Most experts claim the reason that takedowns affect certain communities is two-fold: high-level policy designed by institutional agendas and the discriminatory ways in which a platform's algorithms are designed by virtue of lack of representation.

“They’re not made keeping in mind the needs of marginalized people, they’re designed to reproduce normativity, keeping in mind the ideal user. Essentially someone who responds to virality,” according to Joshi. This does not only reflect in the nature of posts that are removed but also trickles down to the sort of content that is amplified or the kind of advertisements a user sees. For instance, women and members of minority communities are more likely to see ads of lower-paying jobs. This systematic discrimination is based on historical data that is taken to design the algorithms and then used to define a pattern of expectation or behavior of users in the future. According to Joshi, because that data is biased along the lines of race, class, caste it is a major source of unjust user-end experiences.

For the first time, countries will force tech companies to disclose the inner-workings of their algorithms.
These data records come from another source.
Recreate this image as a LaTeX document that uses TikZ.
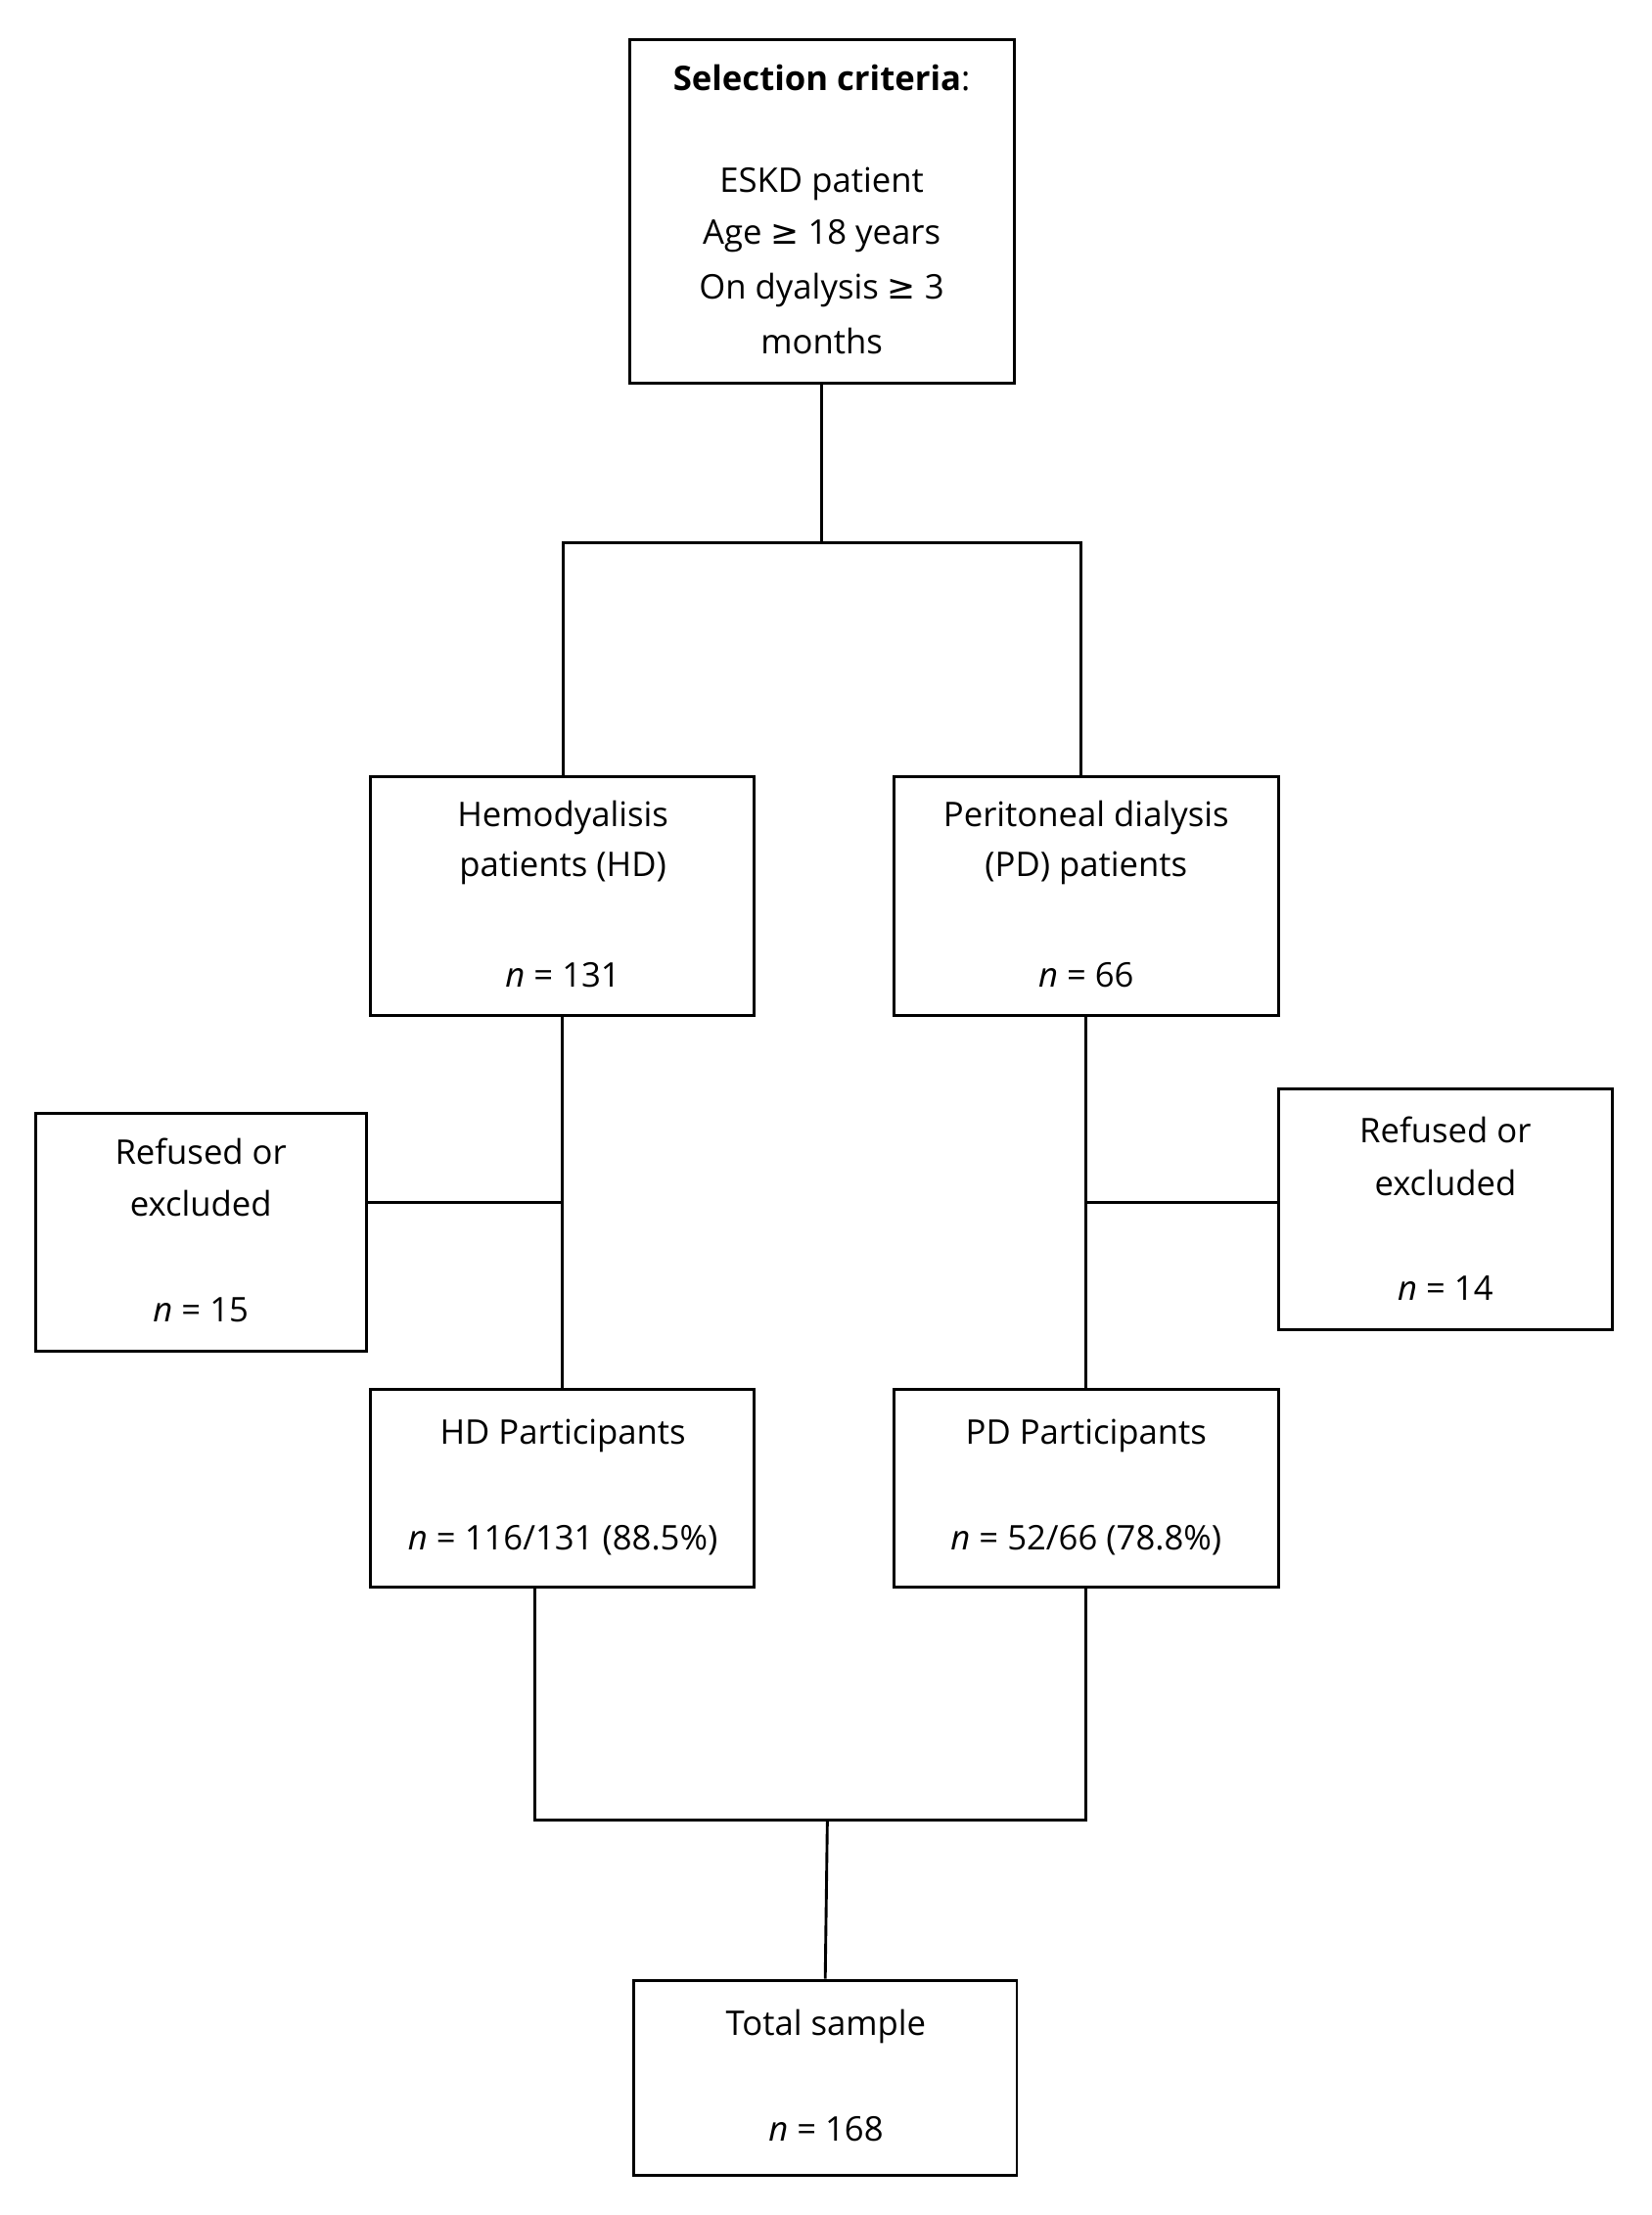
\documentclass[tikz,border=0pt]{standalone}
\usepackage{fontspec}
\setmainfont{Open Sans}
\newfontfamily\symf{DejaVu Sans}
\newcommand{\GE}{{\symf ≥}}
\begin{document}
\begin{tikzpicture}[x=1pt,y=-1pt,
  box/.style={draw,line width=2pt,inner sep=0},
  txt/.style={font=\fontsize{24}{37}\selectfont,align=center,inner sep=0},
  ln/.style={line width=2pt}]
\useasboundingbox (0,0) rectangle (1168,1566);
\newcommand{\bx}[5]{\node[box,minimum width=#3-#2,minimum height=#5-#4] (#1) at ({(#2+#3)/2},{(#4+#5)/2}) {};}
\bx{top}{445}{717}{28}{271}
\bx{hd}{262}{533}{549}{718}
\bx{pd}{632}{904}{549}{718}
\bx{rl}{25}{259}{787}{955}
\bx{rr}{904}{1140}{770}{940}
\bx{hdp}{262}{533}{982}{1122}
\bx{pdp}{632}{904}{982}{1122}
\bx{tot}{448}{719}{1400}{1538}
\node[txt] (t1) at (581,55) {\textbf{Selection criteria}:};
\node[txt] (t2) at (581,130) {ESKD patient};
\node[txt] (t3) at (581,167) {Age \GE{} 18 years};
\node[txt] (t4) at (581,205) {On dyalysis \GE{} 3};
\node[txt] (t5) at (581,241) {months};
\node[txt] (h1) at (398,578) {Hemodyalisis};
\node[txt] (h2) at (398,614) {patients (HD)};
\node[txt] (h3) at (398,689) {\textit{n} = 131};
\node[txt] (p1) at (768,578) {Peritoneal dialysis};
\node[txt] (p2) at (768,614) {(PD) patients};
\node[txt] (p3) at (768,689) {\textit{n} = 66};
\node[txt] (l1) at (142,814) {Refused or};
\node[txt] (l2) at (142,851) {excluded};
\node[txt] (l3) at (142,926) {\textit{n} = 15};
\node[txt] (r1) at (1022,799) {Refused or};
\node[txt] (r2) at (1022,836) {excluded};
\node[txt] (r3) at (1022,911) {\textit{n} = 14};
\node[txt] (a1) at (398,1015) {HD Participants};
\node[txt] (a2) at (398,1089) {\textit{n} = 116/131 (88.5\%)};
\node[txt] (b1) at (768,1015) {PD Participants};
\node[txt] (b2) at (768,1089) {\textit{n} = 52/66 (78.8\%)};
\node[txt] (c1) at (584,1433) {Total sample};
\node[txt] (c2) at (584,1505) {\textit{n} = 168};
\coordinate (j1) at (581,384);
\coordinate (jh) at (398,850);
\coordinate (jp) at (768,850);
\coordinate (bl) at (378,1287);
\coordinate (br) at (768,1287);
\coordinate (bm) at (585,1287);
\draw[ln] (top.south) -- (j1);
\draw[ln] (398,549) |- (j1) -| (764,549);
\draw[ln] (hd.south) -- (hdp.north);
\draw[ln] (pd.south) -- (pdp.north);
\draw[ln] (jh) -- (rl.east |- jh);
\draw[ln] (jp) -- (rr.west |- jp);
\draw[ln] (378,1122) -- (bl) -- (br) -- (768,1122);
\draw[ln] (bm) -- (tot.north);
\end{tikzpicture}
\end{document}
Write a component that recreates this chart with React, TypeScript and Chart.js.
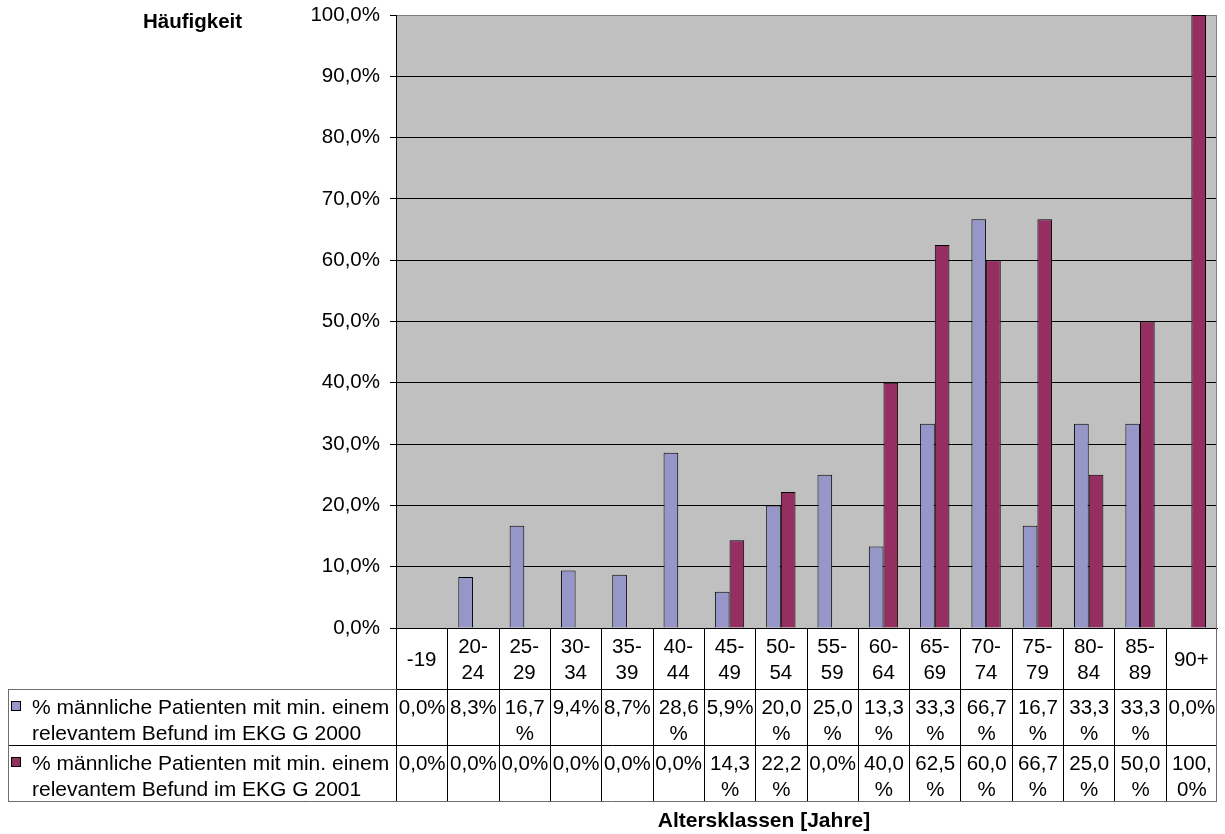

Whether calls for higher accountability from users around the world is affecting change in platform governance is hard to assess since they function with total opaqueness. Experts monitoring Facebook and digital policies say nobody knows what goes into coding the algorithm itself. And even if their public responses are claiming of doing better, there is little insight to know whether it translates in the backend.

There is some work being done to improve transparency in the way these tech giants work. Amid growing criticism that machine-learning tools have promoted viral hateful or false content, it was reported last week that the European Commission is expected to demand that Facebook, Google, and Twitter alter their algorithms to stop the spread of online falsehoods. It's the first time any country or region will go as far as forcing tech companies to disclose the inner workings of the algorithms used to populate social media feeds. 

Bashir believes it’s a positive step since these platforms “act as gatekeepers of speech exercising a tremendous amount of control.” However, these policies are still considered eurocentric with few measures for diverse groups.

“There’s a lot of work being done towards generating meaningful transparency to make platforms comply with international standards,” according to Joshi. “However, they are western concepts which need to be responsive to different contexts around the world. These are users who are the largest in numbers but it honestly seems like they simply don’t care.”